Federal rules cap Medicaid copayments at nominal amounts. For enrollees with incomes below 150 percent of the federal poverty level, copays for preferred drugs are limited to a few dollars per prescription, with non-preferred drugs costing slightly more. These maximum amounts are updated periodically to reflect medical cost changes. Regardless of individual copay amounts, total cost-sharing for all Medicaid services in your household cannot exceed 5 percent of your family’s income, applied on a monthly or quarterly basis. Certain groups, including children, pregnant women, and people in institutional care, are exempt from copays altogether.
Medicaid programs use automated “refill too soon” edits that prevent you from refilling a prescription before you’ve used most of the current supply. For a 90-day fill, you’ll typically need to have consumed roughly 75 to 85 percent of the supply before the system will authorize a refill. That translates to somewhere around day 68 to 76 of a 90-day prescription, depending on the state.

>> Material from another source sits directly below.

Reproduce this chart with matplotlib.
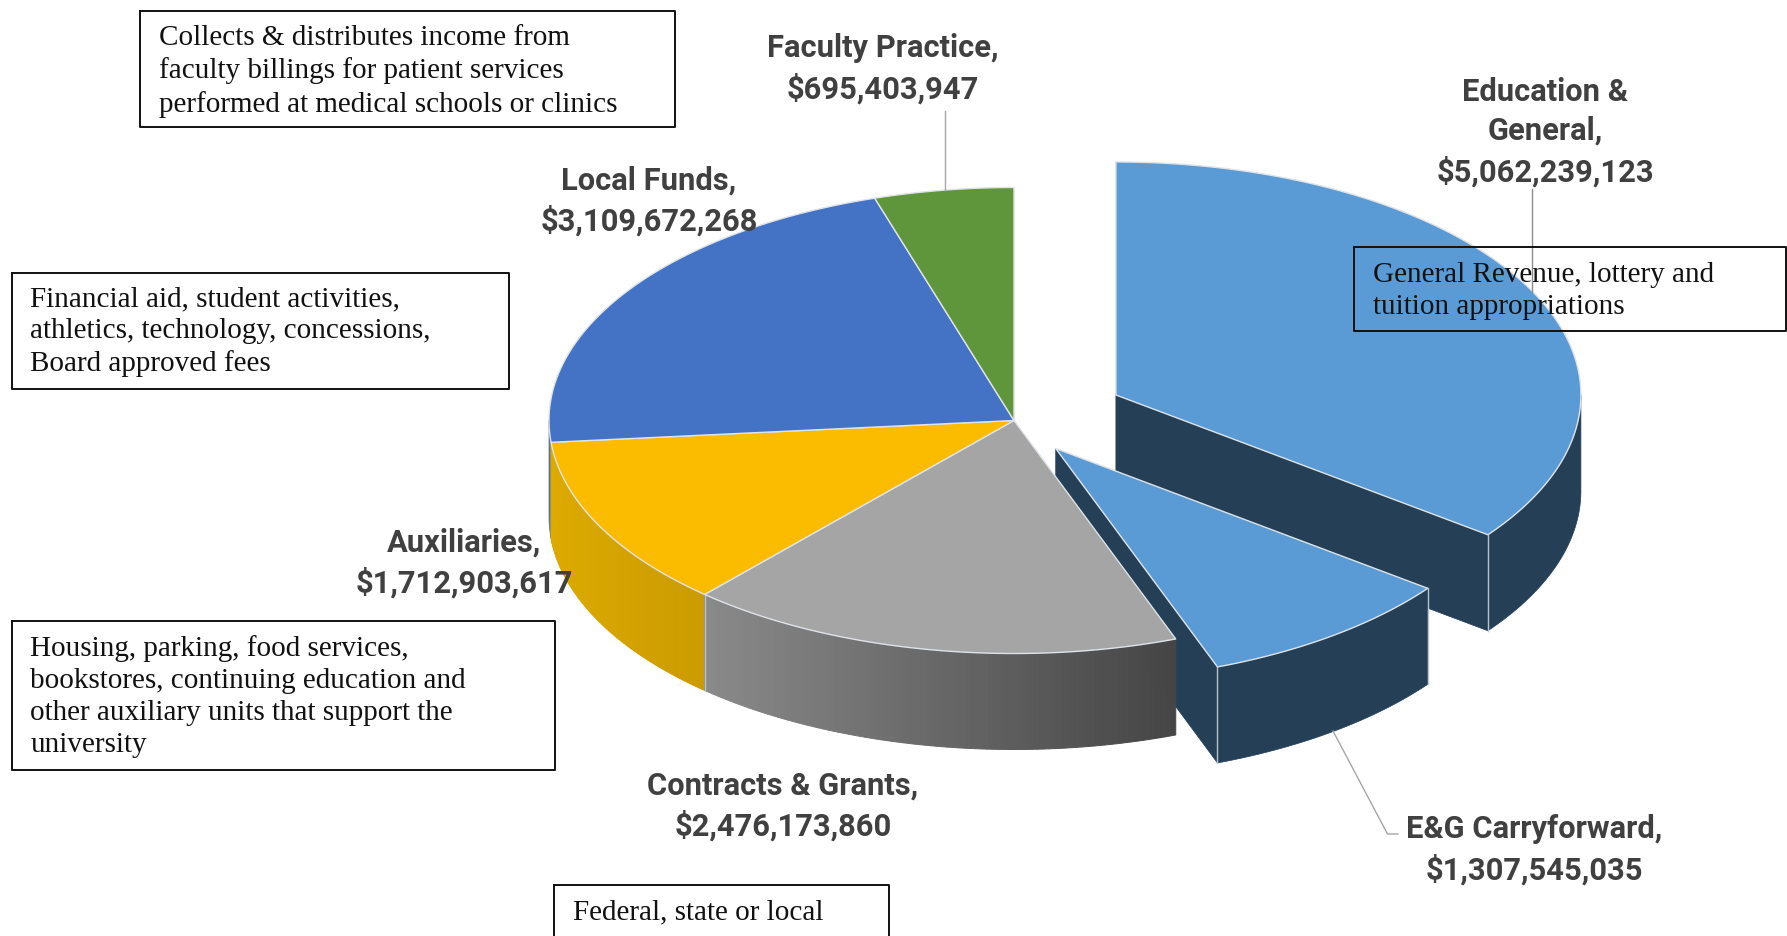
import numpy as np
import matplotlib
matplotlib.use('Agg')
from matplotlib import pyplot as plt
from matplotlib.colors import to_rgb

categories = ['Education &\nGeneral', 'E&G Carryforward', 'Contracts & Grants',
              'Auxiliaries', 'Local Funds', 'Faculty Practice']
values = [5062239123, 1307545035, 2476173860, 1712903617, 3109672268, 695403947]

top_colors = ['#5b9bd5', '#5b9bd5', '#a5a5a5', '#fbbc00', '#4472c4', '#5f963b']
side_left = ['#243f56', '#243f56', '#8a8a8a', '#dcaa00', '#5a7199', '#466f2b']
side_right = ['#243f56', '#243f56', '#454545', '#cb9b00', '#5a7199', '#466f2b']
explode = [0.245, 0.15, 0, 0, 0, 0]

notes = ['Collects & distributes income from\nfaculty billings for patient services\nperformed at medical schools or clinics',
         'Financial aid, student activities,\nathletics, technology, concessions,\nBoard approved fees',
         'Housing, parking, food services,\nbookstores, continuing education and\nother auxiliary units that support the\nuniversity',
         'Federal, state or local',
         'General Revenue, lottery and\ntuition appropriations']
# left, top, right, bottom of each note box, then text x
note_boxes = [(139.5, 11.5, 674.5, 127.5), (11.5, 273.5, 509, 390), (11.5, 622, 554.5, 771),
              (554, 885.5, 888.5, 960), (1354, 248, 1786, 332)]
note_x = [159, 30.5, 30.5, 573, 1373]
note_y = [38, 299, 648.5, 912, 275]

label_pos = [(1545, 132), (1534, 850), (783, 806), (464, 563), (649, 201), (883, 69)]

cx, cy = 1014, 421.5
rx, ry = 465, 233
depth = 96
edge = '#dfe3e8'

fig = plt.figure(figsize=(17.87, 9.37), dpi=100)
ax = fig.add_axes([0, 0, 1, 1])
ax.set_xlim(0, 1787)
ax.set_ylim(937, 0)
ax.axis('off')


def point(x0, y0, a):
    return x0 + rx * np.sin(a), y0 - ry * np.cos(a)


def draw_side(x0, y0, a0, a1, c0, c1):
    # outer wall, only the part that faces the viewer
    lo = max(a0, np.pi / 2)
    hi = min(a1, 3 * np.pi / 2)
    if lo >= hi:
        return
    flat = c0 == c1
    c0, c1 = np.array(to_rgb(c0)), np.array(to_rgb(c1))
    steps = np.linspace(lo, hi, 90)
    xs, ys = point(x0, y0, steps)
    if flat:
        ax.fill(np.r_[xs, xs[::-1]], np.r_[ys, ys[::-1] + depth], color=c0, lw=0.5,
                zorder=ax_order[0])
        ax_order[0] += 0.01
        return
    xmin, xmax = xs.min(), xs.max()
    for i in range(len(steps) - 1):
        f = (xs[i] - xmin) / max(xmax - xmin, 1)
        col = c0 + (c1 - c0) * f
        ax.fill([xs[i], xs[i + 1], xs[i + 1], xs[i]],
                [ys[i], ys[i + 1], ys[i + 1] + depth, ys[i] + depth],
                color=col, lw=0.7, zorder=ax_order[0])
        ax_order[0] += 0.0001


def draw_top(x0, y0, a0, a1, color):
    steps = np.linspace(a0, a1, 200)
    xs, ys = point(x0, y0, steps)
    ax.fill(np.r_[x0, xs], np.r_[y0, ys], facecolor=color, edgecolor=edge, lw=1,
            joinstyle='round', zorder=ax_order[0])
    ax_order[0] += 0.01


def draw_radial(x0, y0, a, color):
    px, py = point(x0, y0, a)
    ax.fill([x0, px, px, x0], [y0, py, py + depth, y0 + depth],
            color=color, lw=0.5, zorder=ax_order[0])
    ax_order[0] += 0.01


def corner(x0, y0, a):
    px, py = point(x0, y0, a)
    ax.plot([px, px], [py, py + depth], color='#b9c3cc', lw=1, zorder=ax_order[0])
    ax_order[0] += 0.01


ax_order = [1.0]
total = sum(values)
ends = np.cumsum(values) / total * 2 * np.pi
starts = np.r_[0, ends[:-1]]
centers = []
for i in range(len(values)):
    mid = (starts[i] + ends[i]) / 2
    centers.append((cx + explode[i] * rx * np.sin(mid), cy - explode[i] * ry * np.cos(mid)))

# Education & General
x0, y0 = centers[0]
draw_radial(x0, y0, ends[0], side_left[0])
draw_side(x0, y0, starts[0], ends[0], side_left[0], side_right[0])
draw_top(x0, y0, starts[0], ends[0], top_colors[0])
corner(x0, y0, ends[0])

# carryforward
x0, y0 = centers[1]
draw_radial(x0, y0, ends[1], side_left[1])
draw_side(x0, y0, starts[1], ends[1], side_left[1], side_right[1])
draw_top(x0, y0, starts[1], ends[1], top_colors[1])
corner(x0, y0, ends[1])
corner(x0, y0, starts[1])

# rest of the pie stays together, and covers the carryforward wall
for i in [4, 3, 2]:
    draw_side(cx, cy, starts[i], ends[i], side_left[i], side_right[i])
corner(cx, cy, ends[2])
for i in [2, 3, 4, 5]:
    draw_top(cx, cy, starts[i], ends[i], top_colors[i])

# labels
for name, val, pos in zip(categories, values, label_pos):
    ax.text(pos[0], pos[1], name + ',\n${:,}'.format(val), ha='center', va='center',
            family='Roboto', weight='bold', fontsize=22.2, color='#404040',
            linespacing=1.38, zorder=20)

# leader lines
ax.plot([944.7, 944.7], [112, 191], color='#a6a6a6', lw=1, zorder=10)
ax.plot([1532, 1532], [190, 293], color='#8c8c8c', lw=1, zorder=10)
ax.plot([1333, 1387.5, 1398], [732, 835, 835], color='#a6a6a6', lw=1, zorder=10)

# note boxes
for txt, box, nx, ny in zip(notes, note_boxes, note_x, note_y):
    l, t, r, b = box
    ax.plot([l, r, r, l, l], [t, t, b, b, t], color='#111111', lw=1.4, zorder=30, clip_on=True)
    ax.text(nx, ny - 13, txt, ha='left', va='top', family='Liberation Serif', fontsize=21,
            color='#111111', linespacing=1.3, zorder=31)

fig.savefig('out.png', dpi=100)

If you’re running low earlier than expected because of a dosage change, or if you’ve lost or damaged your medication, the pharmacy can sometimes request a manual override. Lost or stolen medication is one of the harder situations because Medicaid systems are designed to prevent duplicate dispensing. Your prescriber may need to write a new prescription, and the pharmacy may need to call the plan for an override of the early-refill block. Having a police report for stolen medication or a written explanation from your prescriber can help move the process along, but approval isn’t guaranteed.
Don’t be surprised if your doctor writes a new medication as a 30-day supply even when you ask for 90 days. Prescribers routinely start with a shorter course to confirm you tolerate the drug without serious side effects and that it actually works for your condition. Once you’ve been on a stable dose for a month or two without problems, your prescriber can switch future fills to 90-day quantities. This trial period is standard medical practice, not a Medicaid restriction, and it applies to all insurance types.

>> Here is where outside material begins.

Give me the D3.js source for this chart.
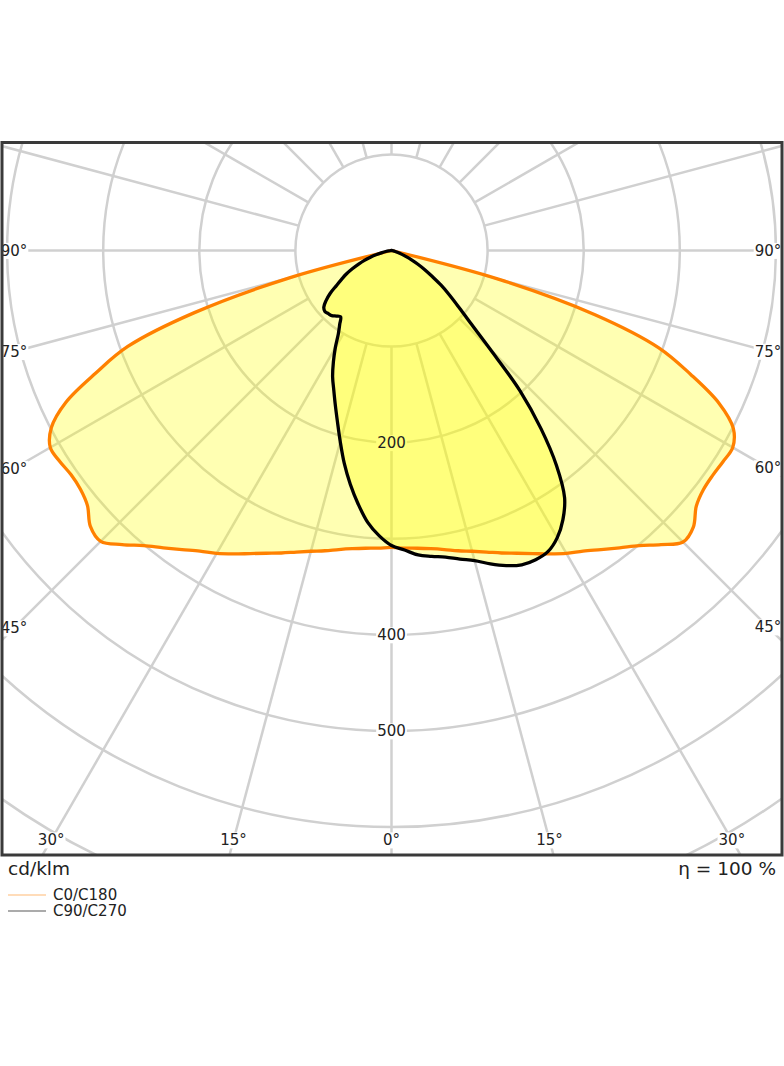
<!DOCTYPE html>
<html>
<head>
<meta charset="utf-8">
<script src="https://cdn.jsdelivr.net/npm/d3@7"></script>
<style>
  body { margin: 0; background: #fff; }
  svg { display: block; font-family: "DejaVu Sans", sans-serif; }
</style>
</head>
<body>
<div id="chart"></div>
<script>

// ---- DATA ----
// gamma angles (0 = straight down, 90 = horizontal), cd/klm
let gammas = [0, 2.5, 5, 7.5, 10, 12.5, 15, 17.5, 20, 22.5, 25, 27.5, 30, 32.5, 35, 37.5, 40, 42.5,
              45, 47.5, 50, 52.5, 55, 57.5, 60, 62.5, 65, 67.5, 70, 72.5, 75, 77.5, 80, 82.5, 85, 87.5, 90];

let c0 = [309, 310, 311, 313, 316, 320, 324, 329, 335, 341, 348, 356, 364, 371, 380, 390, 401, 415,
          429, 426, 414, 409, 408, 409, 410, 401, 376, 337, 296, 222, 115, 0, 0, 0, 0, 0, 0];

let c180 = [309, 310, 311, 313, 316, 320, 324, 329, 335, 341, 348, 356, 364, 371, 380, 390, 401, 415,
            428, 425, 413, 408, 407, 409, 410, 399, 374, 333, 292, 215, 110, 0, 0, 0, 0, 0, 0];

let c90 = [307, 312, 318, 321, 324, 329, 334, 342, 349, 354, 355, 353, 345, 332, 314, 282, 242, 198,
           145, 111, 91, 76, 63, 50, 40, 31, 23, 16, 11, 7, 4, 2, 1, 0, 0, 0, 0];

let c270 = [307, 297, 284, 266, 247, 227, 206, 187, 171, 157, 145, 131, 117, 103, 94, 87, 89, 92,
            93, 94, 92, 86, 78, 68, 60, 53, 45, 37, 30, 23, 16, 10, 6, 3, 1, 0, 0];

let ringValues = [100, 200, 300, 400, 500, 600, 700, 800];
let ringLabels = [200, 400, 500];
let spokeAngles = d3.range(0, 360, 15);
let angleLabels = [0, 15, 30, 45, 60, 75, 90];

let unitLabel = "cd/klm";
let etaLabel = "η = 100 %";
let legendNames = ["C0/C180", "C90/C270"];
let legendColors = ["#ff8000", "#222222"];

// ---- CHART AREA ----
let W = 784, H = 1066;
let frame = {left: 2, top: 143, right: 782, bottom: 855};
let cx = 391.5, cy = 250.5;

let svg = d3.select("#chart").append("svg")
    .attr("width", W)
    .attr("height", H);

svg.append("defs").append("clipPath")
    .attr("id", "frameClip")
    .append("rect")
    .attr("x", frame.left)
    .attr("y", frame.top)
    .attr("width", frame.right - frame.left)
    .attr("height", frame.bottom - frame.top);

let r = d3.scaleLinear().domain([0, 100]).range([0, 96.1]);

let plot = svg.append("g")
    .attr("clip-path", "url(#frameClip)");

let g = plot.append("g")
    .attr("transform", "translate(" + cx + "," + cy + ")");

// ---- GRID ----
g.selectAll(".ring")
    .data(ringValues)
    .enter()
    .append("circle")
    .attr("class", "ring")
    .attr("r", d => r(d))
    .attr("fill", "none")
    .attr("stroke", "#d0d0d0")
    .attr("stroke-width", 2.5);

g.selectAll(".spoke")
    .data(spokeAngles)
    .enter()
    .append("line")
    .attr("class", "spoke")
    .attr("x1", d => r(100) * Math.sin(d * Math.PI / 180))
    .attr("y1", d => r(100) * Math.cos(d * Math.PI / 180))
    .attr("x2", d => r(1000) * Math.sin(d * Math.PI / 180))
    .attr("y2", d => r(1000) * Math.cos(d * Math.PI / 180))
    .attr("stroke", "#d0d0d0")
    .attr("stroke-width", 2.5);

// ---- LABEL POSITIONS ----
let inset = {left: 14, right: 768, bottom: 840};
let labels = [];
angleLabels.forEach(a => {
    let rad = a * Math.PI / 180;
    [-1, 1].forEach(side => {
        if (a === 0 && side === 1) return;
        let tSide = Math.sin(rad) > 0 ? (side < 0 ? cx - inset.left : inset.right - cx) / Math.sin(rad) : Infinity;
        let tBottom = (inset.bottom - cy) / Math.cos(rad);
        let t = Math.min(tSide, tBottom);
        labels.push({text: a + "°", x: cx + side * t * Math.sin(rad), y: cy + t * Math.cos(rad)});
    });
});
ringLabels.forEach(v => {
    labels.push({text: String(v), x: cx, y: cy + r(v)});
});

let labelSize = 15;
// label backgrounds sit under the fills, the texts on top of everything
let bgLayer = plot.append("g");
let fillLayer = plot.append("g").attr("transform", "translate(" + cx + "," + cy + ")");
let textLayer = svg.append("g");

let texts = textLayer.selectAll("text")
    .data(labels)
    .enter()
    .append("text")
    .attr("x", d => d.x)
    .attr("y", d => d.y)
    .attr("text-anchor", "middle")
    .attr("dy", "0.36em")
    .attr("font-size", labelSize)
    .attr("fill", "#222")
    .text(d => d.text);

texts.each(function(d) {
    let b = this.getBBox();
    bgLayer.append("rect")
        .attr("x", b.x - 1)
        .attr("y", b.y + 1)
        .attr("width", b.width + 2)
        .attr("height", b.height - 2)
        .attr("fill", "#fff");
});

// ---- CURVES ----
function buildPoints(rightVals, leftVals) {
    let pts = [];
    for (let i = gammas.length - 1; i >= 0; i--) {
        pts.push([Math.PI - gammas[i] * Math.PI / 180, r(rightVals[i])]);
    }
    for (let i = 1; i < gammas.length; i++) {
        pts.push([Math.PI + gammas[i] * Math.PI / 180, r(leftVals[i])]);
    }
    return pts;
}

let radial = d3.lineRadial()
    .angle(d => d[0])
    .radius(d => d[1])
    .curve(d3.curveCatmullRom.alpha(0.5));

let series = [
    {pts: buildPoints(c0, c180), stroke: "#ff8000"},
    {pts: buildPoints(c90, c270), stroke: "#000"}
];

series.forEach(s => {
    fillLayer.append("path")
        .attr("d", radial(s.pts) + "Z")
        .attr("fill", "rgba(255,255,0,0.3)")
        .attr("stroke", "none");
});

series.forEach(s => {
    fillLayer.append("path")
        .attr("d", radial(s.pts) + "Z")
        .attr("fill", "none")
        .attr("stroke", s.stroke)
        .attr("stroke-width", 3.3)
        .attr("stroke-linejoin", "round");
});

// ---- FRAME ----
svg.append("rect")
    .attr("x", frame.left)
    .attr("y", frame.top - 0.5)
    .attr("width", frame.right - frame.left)
    .attr("height", frame.bottom - frame.top + 0.5)
    .attr("fill", "none")
    .attr("stroke", "#3a3a3a")
    .attr("stroke-width", 3);

// ---- FOOTER TEXT ----
svg.append("text")
    .attr("x", 8)
    .attr("y", 875)
    .attr("font-size", 18.5)
    .attr("fill", "#222")
    .text(unitLabel);

svg.append("text")
    .attr("x", 776)
    .attr("y", 875)
    .attr("text-anchor", "end")
    .attr("font-size", 18.5)
    .attr("fill", "#222")
    .text(etaLabel);

// ---- LEGEND ----
let legend = svg.selectAll(".legend")
    .data(legendNames)
    .enter()
    .append("g")
    .attr("class", "legend")
    .attr("transform", (d, i) => "translate(8," + (895 + i * 16) + ")");

legend.append("line")
    .attr("x1", 0)
    .attr("x2", 38)
    .attr("stroke", (d, i) => legendColors[i])
    .attr("stroke-opacity", (d, i) => i === 0 ? 0.55 : 0.75)
    .attr("stroke-width", 1.2);

legend.append("text")
    .attr("x", 45)
    .attr("dy", "0.36em")
    .attr("font-size", 15)
    .attr("fill", "#222")
    .text(d => d);

</script>
</body>
</html>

If your pharmacy runs the claim and it’s rejected because the drug requires prior authorization, your prescriber’s office will need to submit a request to the Medicaid plan or state agency. Federal law requires a response to prior authorization requests within 24 hours. While the authorization is pending, you’re entitled to at least a 72-hour emergency supply of the medication so you don’t go without treatment during the review. That emergency supply right exists under federal statute, and there’s no limit on how many times it can be used.
Prior authorization denials often happen because the plan prefers a different drug in the same class or because the prescriber didn’t include enough clinical documentation. If the initial request is denied, your prescriber can often resolve it by providing additional medical justification explaining why you specifically need that medication rather than an alternative.
If the denial stands after prior authorization review, you have the right to a formal appeal. For managed care enrollees, the plan must send you a written notice explaining the reason for the denial, your right to appeal, and instructions for filing. The plan is also required to give you reasonable assistance in completing the appeal, including interpreter services if needed. Standard appeal decisions must be issued within 14 calendar days, though you can request an expedited review within 72 hours if waiting could seriously jeopardize your health.
If the managed care plan upholds the denial on appeal, you can request a state fair hearing, which is an independent administrative review. You generally have up to 90 days from the date the denial notice was mailed to request a hearing. One important right to know about: if you’re currently receiving the medication and request a hearing before the plan’s intended action takes effect, you can ask that the medication continue during the appeal process. This “aid paid pending” protection prevents a gap in treatment while your case is being reviewed.